Advanced considerations for professional analysis
The ideal oblique shock model assumes a calorically perfect gas and inviscid flow. In real systems, several effects can modify flow-angle interpretation:
- Boundary-layer interaction can alter effective shock position and induce separation.
- Three-dimensional corners produce conical or complex shock structures beyond the 2D equation.
- At hypersonic temperatures, vibrational excitation and dissociation reduce effective gamma.
- Unsteady inlet behavior can move shocks and change local turning over time.

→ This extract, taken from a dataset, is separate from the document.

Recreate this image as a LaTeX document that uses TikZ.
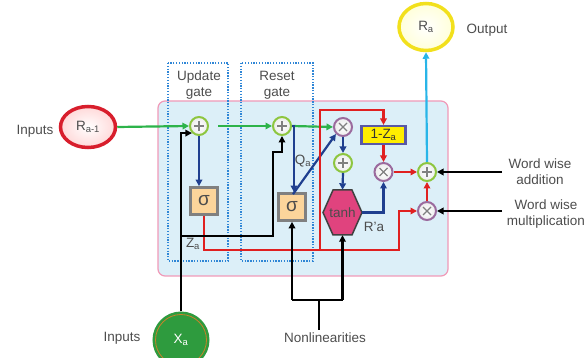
\documentclass[tikz,border=0pt]{standalone}
\usepackage{fontspec}
\setmainfont{Liberation Sans}
\usetikzlibrary{arrows.meta,calc,shapes.geometric}
\definecolor{txt}{HTML}{4D4D4D}
\definecolor{lgreen}{HTML}{2DB34A}
\definecolor{navy}{HTML}{1F3F8F}
\definecolor{rred}{HTML}{E02020}
\definecolor{pgreen}{HTML}{8DC63F}
\definecolor{tpurple}{HTML}{9B6B9E}
\definecolor{sigfill}{HTML}{FCD59B}
\definecolor{tanhpink}{HTML}{E0437E}
\definecolor{yel}{HTML}{FFEE00}
\definecolor{boxblue}{HTML}{DCEFF8}
\definecolor{boxpink}{HTML}{F09AB8}
\definecolor{dotblue}{HTML}{2F86D6}
\definecolor{skyblue}{HTML}{29B5E8}
\definecolor{xgreen}{HTML}{2E9B3E}
\definecolor{ringorange}{HTML}{C8822A}
\definecolor{redring}{HTML}{D81E2C}
\definecolor{yelring}{HTML}{F2E01C}
\begin{document}
\begin{tikzpicture}[x=1pt,y=-1pt,
  font=\fontsize{13.5}{15}\selectfont,
  every node/.style={text=txt},
  tip/.style={-{Triangle[length=6.5pt,width=6.5pt]}},
  grn/.style={draw=lgreen, line width=2.2pt, tip},
  nav/.style={draw=navy, line width=2.2pt, tip},
  rd/.style={draw=rred, line width=2.2pt, tip},
  blk/.style={draw=black, line width=2.2pt, tip},
  blkl/.style={draw=black, line width=2.2pt},
  plusnode/.style={circle, draw=pgreen, line width=2pt, inner color=white, outer color=gray!15, minimum size=18pt, inner sep=0pt,
    path picture={\draw[gray, line width=1.1pt]
      ([xshift=-5pt]path picture bounding box.center) -- ([xshift=5pt]path picture bounding box.center)
      ([yshift=-5pt]path picture bounding box.center) -- ([yshift=5pt]path picture bounding box.center);}},
  timesnode/.style={circle, draw=tpurple, line width=2pt, inner color=white, outer color=gray!15, minimum size=18pt, inner sep=0pt,
    path picture={\draw[gray, line width=1.1pt]
      ([shift={(-4pt,-4pt)}]path picture bounding box.center) -- ([shift={(4pt,4pt)}]path picture bounding box.center)
      ([shift={(-4pt,4pt)}]path picture bounding box.center) -- ([shift={(4pt,-4pt)}]path picture bounding box.center);}},
  sigbox/.style={rectangle, fill=sigfill, draw=gray, line width=3.2pt, minimum size=26.5pt, inner sep=0pt, font=\fontsize{19}{19}\selectfont},
  gatebox/.style={draw=dotblue, line width=1.6pt, dash pattern=on 1.3pt off 1.5pt},
]
\useasboundingbox (0,0) rectangle (587,358);
% main box
\draw[fill=boxblue, draw=boxpink, line width=1.2pt, rounded corners=7pt] (158,101) rectangle (448,276);
% gate boxes
\draw[gatebox] (168,63) rectangle (228,261);
\draw[gatebox] (241,63) rectangle (313,261);
\node[align=center, font=\fontsize{13.5}{16}\selectfont] (ug) at (199,85) {Update\\gate};
\node[align=center, font=\fontsize{13.5}{16}\selectfont] (rg) at (277,85) {Reset\\gate};

% input / output ellipses
\node[ellipse, draw=redring, line width=3.5pt, inner color=white, outer color=pink!60, minimum width=55pt, minimum height=41pt, inner sep=0pt] (rm) at (88,127) {R\textsubscript{a-1}};
\node (in1) at (35,131) {Inputs};
\node[ellipse, draw=yelring, line width=3.5pt, inner color=white, outer color=yellow!15, minimum width=54pt, minimum height=47pt, inner sep=0pt] (ra) at (426,27) {R\textsubscript{a}};
\node (out) at (487,30) {Output};
\node[circle, fill=xgreen, draw=xgreen, line width=2pt, minimum size=55pt, inner sep=0pt, text=white] (xa) at (181,340) {X\textsubscript{a}};
\draw[ringorange, line width=0.8pt] (xa.center) circle[radius=25.5pt];
\node (in2) at (122,338) {Inputs};
\node (nl) at (325,338) {Nonlinearities};

% operators
\node[plusnode] (p1) at (199,126) {};
\node[plusnode] (p2) at (282,126) {};
\node[timesnode] (t1) at (343,127) {};
\node[plusnode] (p3) at (343,163) {};
\node[timesnode] (t2) at (383.5,172) {};
\node[plusnode] (p4) at (427,172) {};
\node[timesnode] (t3) at (427,211) {};
\node[sigbox] (s1) at (204,201) {σ};
\node[sigbox] (s2) at (292,207) {σ};
\node[rectangle, fill=yel, draw=gray!70!blue, line width=2.2pt, minimum width=44pt, minimum height=18pt, inner sep=0pt, text=black!80] (oz) at (383.5,135) {1-Z\textsubscript{a}};
\draw[fill=tanhpink, draw=black!75, line width=1.5pt] (323,212.5) -- (333,190) -- (352,190) -- (362,212.5) -- (352,235) -- (333,235) -- cycle;
\node[minimum width=39pt, minimum height=45pt, inner sep=0pt, text=black!70] (tanh) at (342.5,212.5) {tanh};

% labels
\node (qa) at (303,161) {Q\textsubscript{a}};
\node (za) at (193,244) {Z\textsubscript{a}};
\node (rp) at (374,227) {R'a};
\node[align=center, font=\fontsize{13.5}{16}\selectfont] (wa) at (540,172) {Word wise\\addition};
\node[align=center, font=\fontsize{13.5}{16}\selectfont] (wm) at (546,214) {Word wise\\multiplication};

% green connectors
\draw[grn] (rm.east) -- (p1.west);
\draw[grn, shorten <=9pt] (p1.east) -- (p2.west);
\draw[grn] (p2.east) -- (t1.west);

% navy connectors
\draw[nav] (p1.south) -- (p1.south |- s1.north);
\coordinate (s2in) at ($(s2.north)+(2,0)$);
\draw[nav] (p2.east) -| (s2in);
\coordinate (s2out) at ($(s2.north)+(1,2)$);
\draw[nav] (s2out) -- (t1.south west);
\draw[nav] (t1.south) -- (p3.north);
\draw[nav] (p3.south) -- (tanh.north);
\draw[nav] (tanh.east) -| (t2.south);

% red connectors
\coordinate (rc) at (399,250);
\draw[rd] (s1.south) |- (rc) |- (t3.west);
\coordinate (rj) at (320,250);
\coordinate (rt) at (320,110);
\draw[rd] (rj) -- (rt) -| (oz.north);
\draw[rd] (oz.south) -- (t2.north);
\draw[rd] (t2.east) -- (p4.west);
\draw[rd] (t3.north) -- (p4.south);

% output
\draw[draw=skyblue, line width=2.2pt, tip] (p4.north) -- (ra.south);

% black connectors
\draw[blk] (xa.north) |- (p1.south west);
\coordinate (bj) at (181,236);
\coordinate (bk) at (273,152);
\draw[blk] (bj) -| (bk) -| (p2.south);
\coordinate (bl) at (292,300);
\coordinate (br) at (342.5,300);
\coordinate (bs) at (319,300);
\draw[blk] (bl) -- (s2.south);
\draw[blk] (br) -- (tanh.south);
\draw[blkl] (bl) -- (br);
\draw[blkl] (bs) -- (bs |- nl.north);
\coordinate (wae) at (502,172);
\coordinate (wme) at (502,211);
\draw[blk] (wae) -- (p4.east);
\draw[blk] (wme) -- (t3.east);
\end{tikzpicture}
\end{document}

- Surface roughness and heat transfer can affect near-wall flow and pressure recovery.
Even with these complexities, the theta-beta-M framework remains foundational. It is the baseline against which more advanced models are compared. When used correctly, it provides rapid and trustworthy first-order insight.
Professional tip: For robust design screening, run a small sensitivity sweep on M1, beta, and gamma. A plus or minus 5 percent variation can reveal whether your selected configuration is stable or highly sensitive near a critical turning limit.
Final takeaway
Calculating flow angle on a shock wave is not only an academic exercise. It is a central engineering tool that links aerodynamic geometry to compressible thermodynamics. By combining accurate input definitions, correct unit handling, and clear interpretation of weak versus strong shock behavior, you can make high-quality design decisions early and reduce costly iteration later. Use the calculator above for rapid computations, then validate strategic points with trusted references and higher-fidelity methods as your project matures.